The largest Fibonacci number that can be computed depends on the computational resources and the method used. In theory, Fibonacci numbers can be computed for arbitrarily large n using arbitrary-precision arithmetic. However, practical limits are imposed by:

  • Time: For recursive methods, n is limited to ~40 due to exponential time complexity. For iterative methods, n can be in the thousands or millions, depending on the hardware.
  • Memory: Storing very large Fibonacci numbers (e.g., F(1,000,000)) requires significant memory, as these numbers can have hundreds of thousands of digits.
  • Precision: For floating-point methods like Binet's formula, precision is limited by the floating-point representation (typically 15-17 decimal digits for double-precision).

For example, F(100,000) has 20,899 digits and can be computed using iterative methods with arbitrary-precision libraries.

Are there any real-world applications of Fibonacci numbers in technology?

Yes, Fibonacci numbers have several real-world applications in technology, including:

  • Fibonacci Heaps: A data structure used in algorithms like Dijkstra's shortest path algorithm, where Fibonacci numbers help achieve efficient amortized time complexity.
  • Dynamic Programming: The Fibonacci sequence is a classic example used to teach dynamic programming techniques, such as memoization and tabulation.
  • Cryptography: Some cryptographic algorithms use properties of Fibonacci numbers for key generation or encryption.
  • Signal Processing: Fibonacci numbers are used in some digital signal processing algorithms for filtering or compression.
  • Computer Graphics: The golden ratio, derived from Fibonacci numbers, is used in design and layout algorithms to create visually appealing compositions.

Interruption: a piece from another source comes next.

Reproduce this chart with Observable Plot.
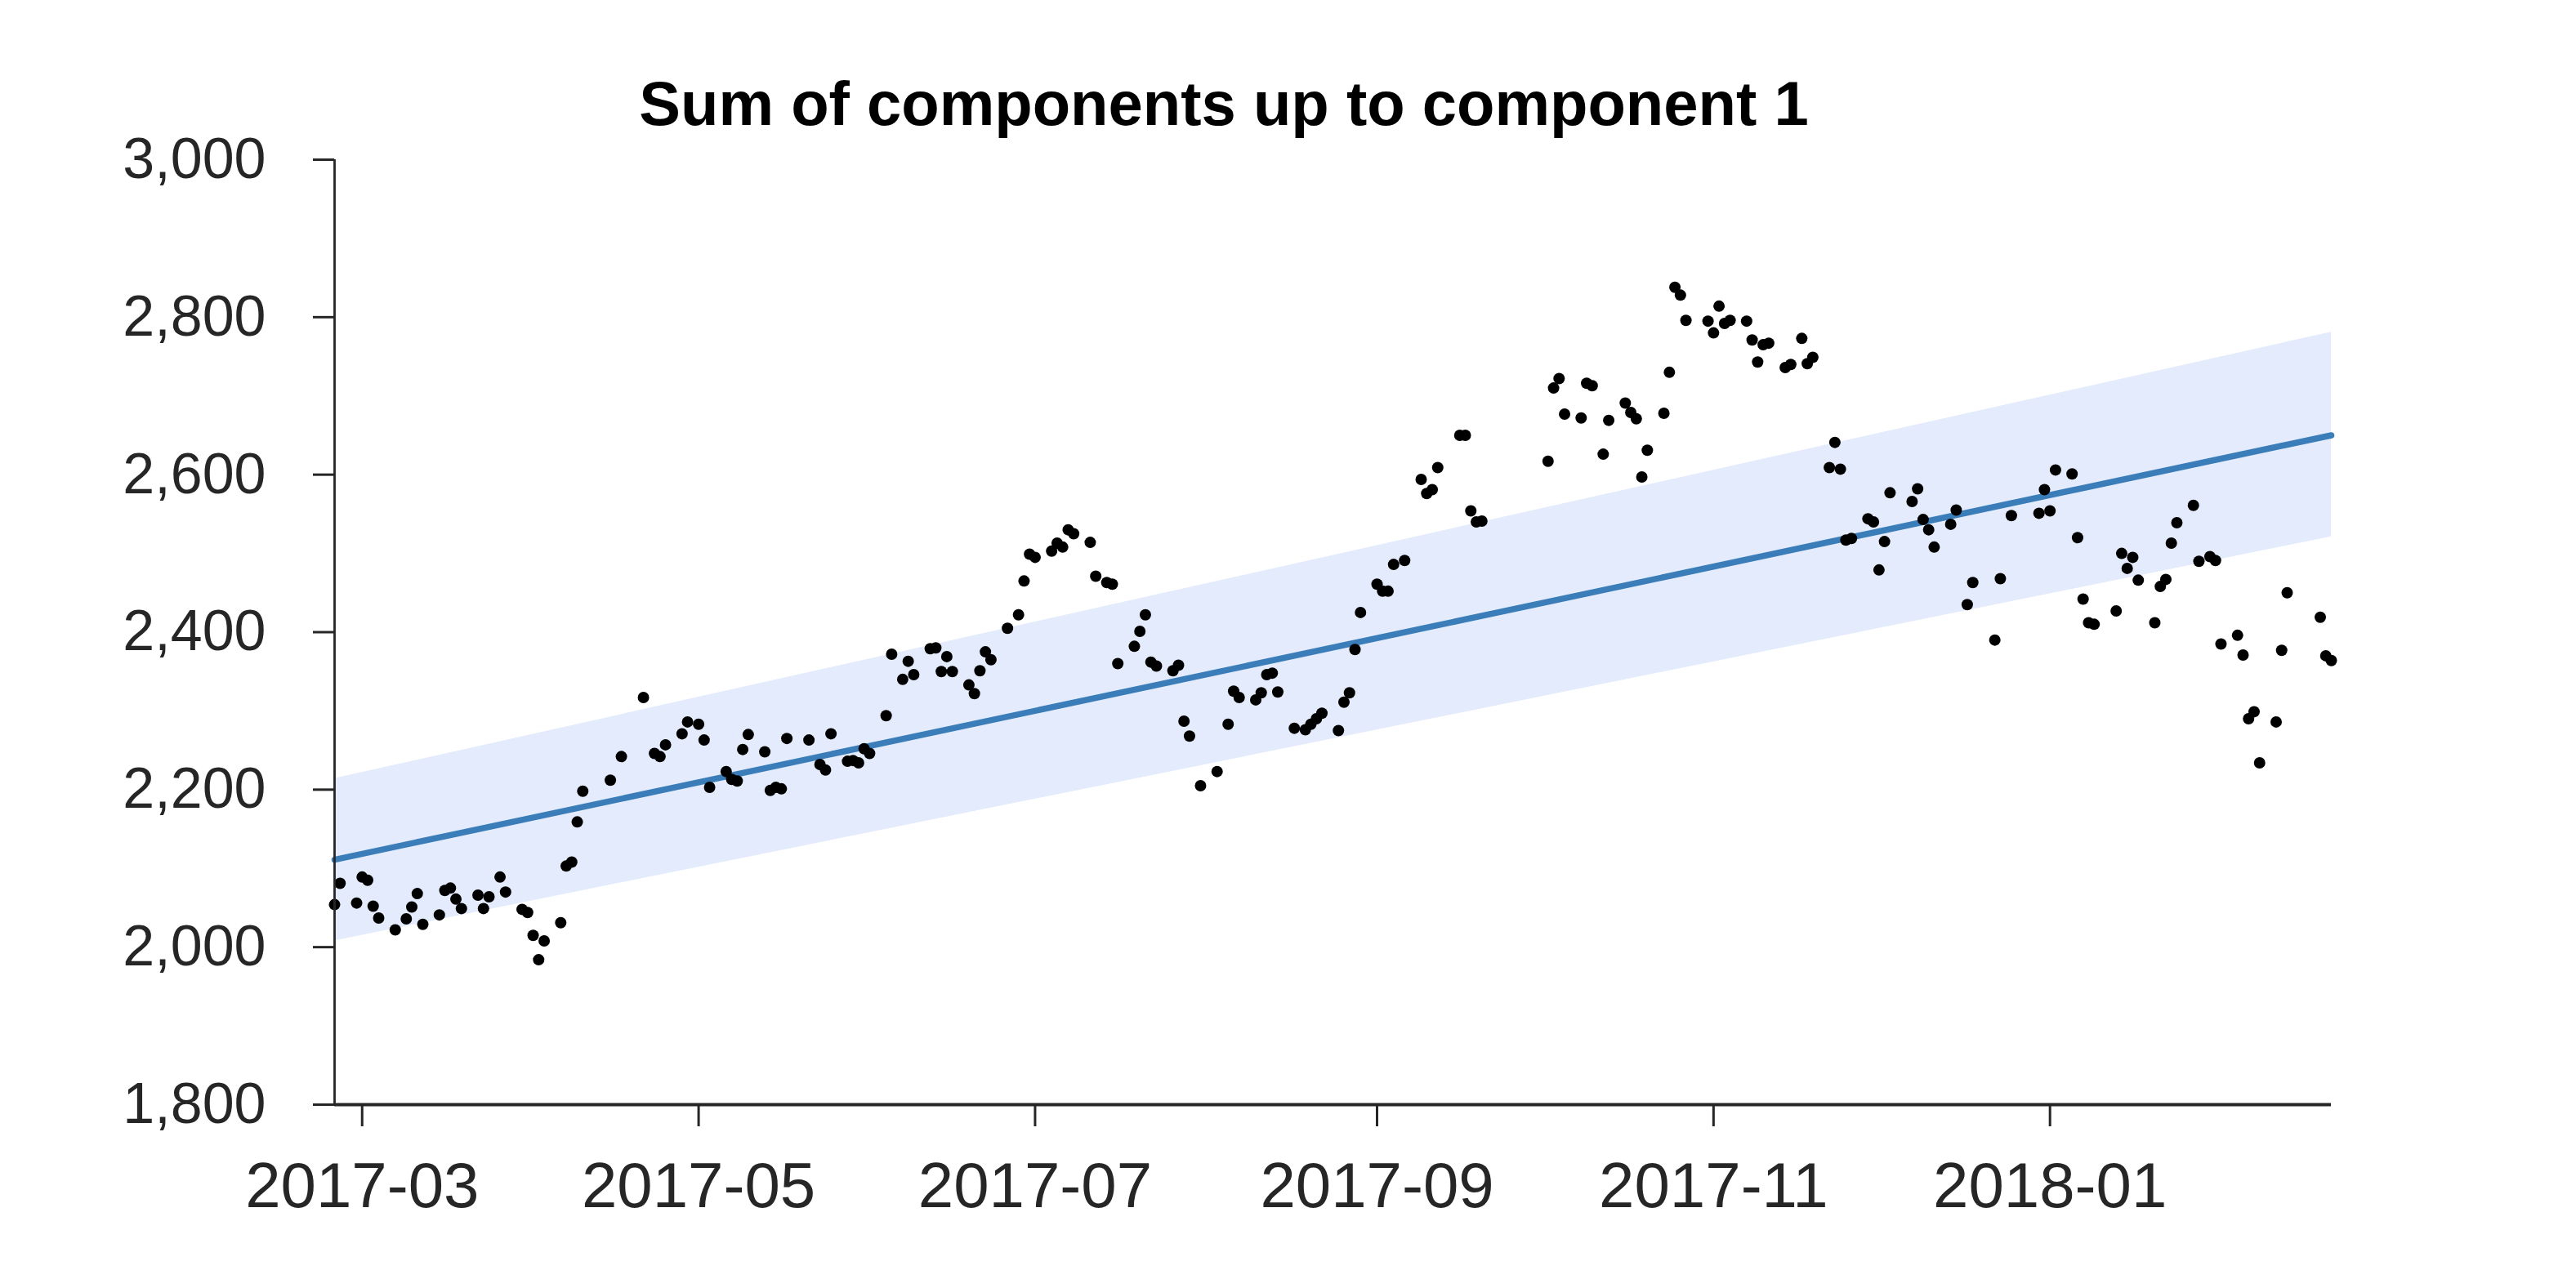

For more on algorithmic applications, refer to resources from NIST.

Can Fibonacci numbers be negative?

No, Fibonacci numbers are defined as non-negative integers. The sequence starts with F(0) = 0 and F(1) = 1, and each subsequent number is the sum of the two preceding ones. This ensures that all Fibonacci numbers are non-negative. However, the Fibonacci sequence can be extended to negative indices using the recurrence relation F(-n) = (-1)^(n+1) * F(n). For example:

  • F(-1) = 1
  • F(-2) = -1
  • F(-3) = 2
  • F(-4) = -3
  • F(-5) = 5

This extension is known as the negafibonacci sequence.